While the economy is clearly poor, I think unemployment is marginally worse due to the extension of unemployment insurance length slowing personal career recalculations, plus the minimum wage (+payroll taxes) putting a trap door below which low marginal product (LMP) employees fall through.

I'd like to see a comparison of unemployment of those with a high school degree compared with state & local minimum wage levels. Although who knows if "illegal" aliens are counted properly in either data point.

Robbl writes:

Bryan,
I finally realized where the right wing is coming from in this whole discussion.

You say " I'll stick to my view that a 5-10% fall in real labor costs would rapidly return us to 4% unemployment"

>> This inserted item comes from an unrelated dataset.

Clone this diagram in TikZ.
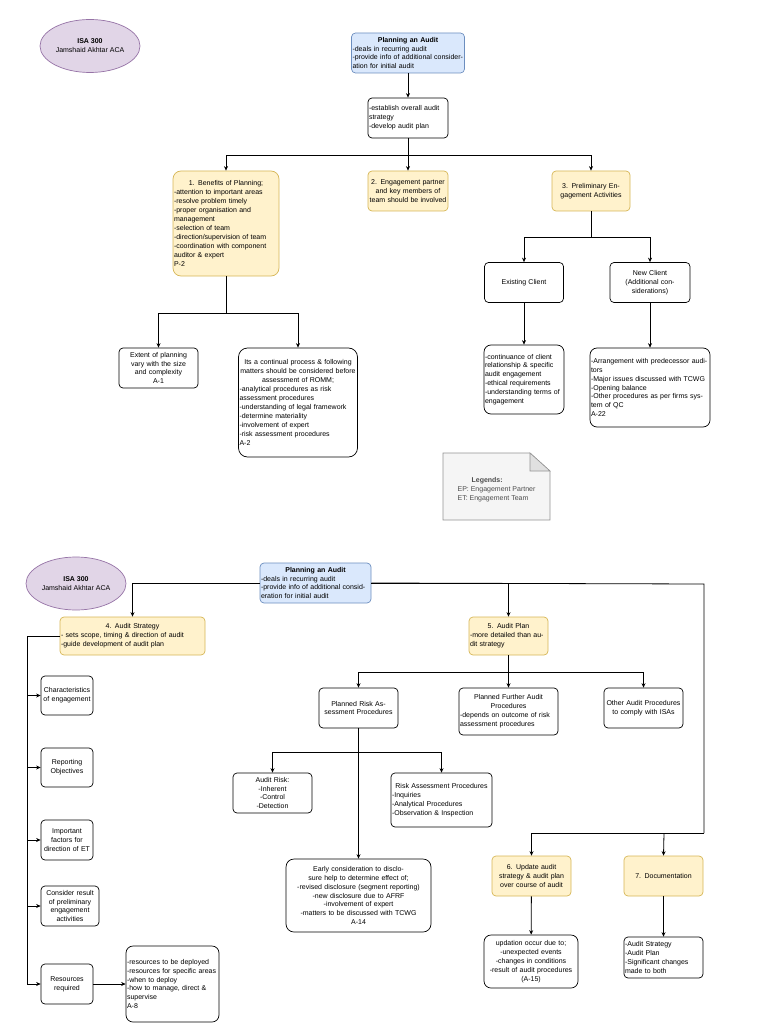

The left says it an AD problem.
______________________________________________

I think real labor costs have fallen by 10%. If employers aren't able to find workers today at -10% real from what they would have had to pay in 2008, they aren't trying very hard.

You clearly think something different.

It is similar to discussing the laffer curve. Everyone agrees that there is a curve, the argument is where you are on the curve.

Jeff writes:

Keynes knew Marshallian economics very well. The classical cure for a recession was falling real wages. But Keynes argued that the same demand shortfall that drove nominal wages down would drive prices down as well, so that real wages would not change.

You can argue that Keynes is wrong about this. But what Krugman is saying is a fair interpretation of what Keynes wrote. Few economists today really know what Keynes was all about, because the experience of the 1970s so discredited his theory that it isn't really taught in grad schools any more.

Oh, I just now noticed that Lord's comment above makes much the same argument. His second comment is also correct.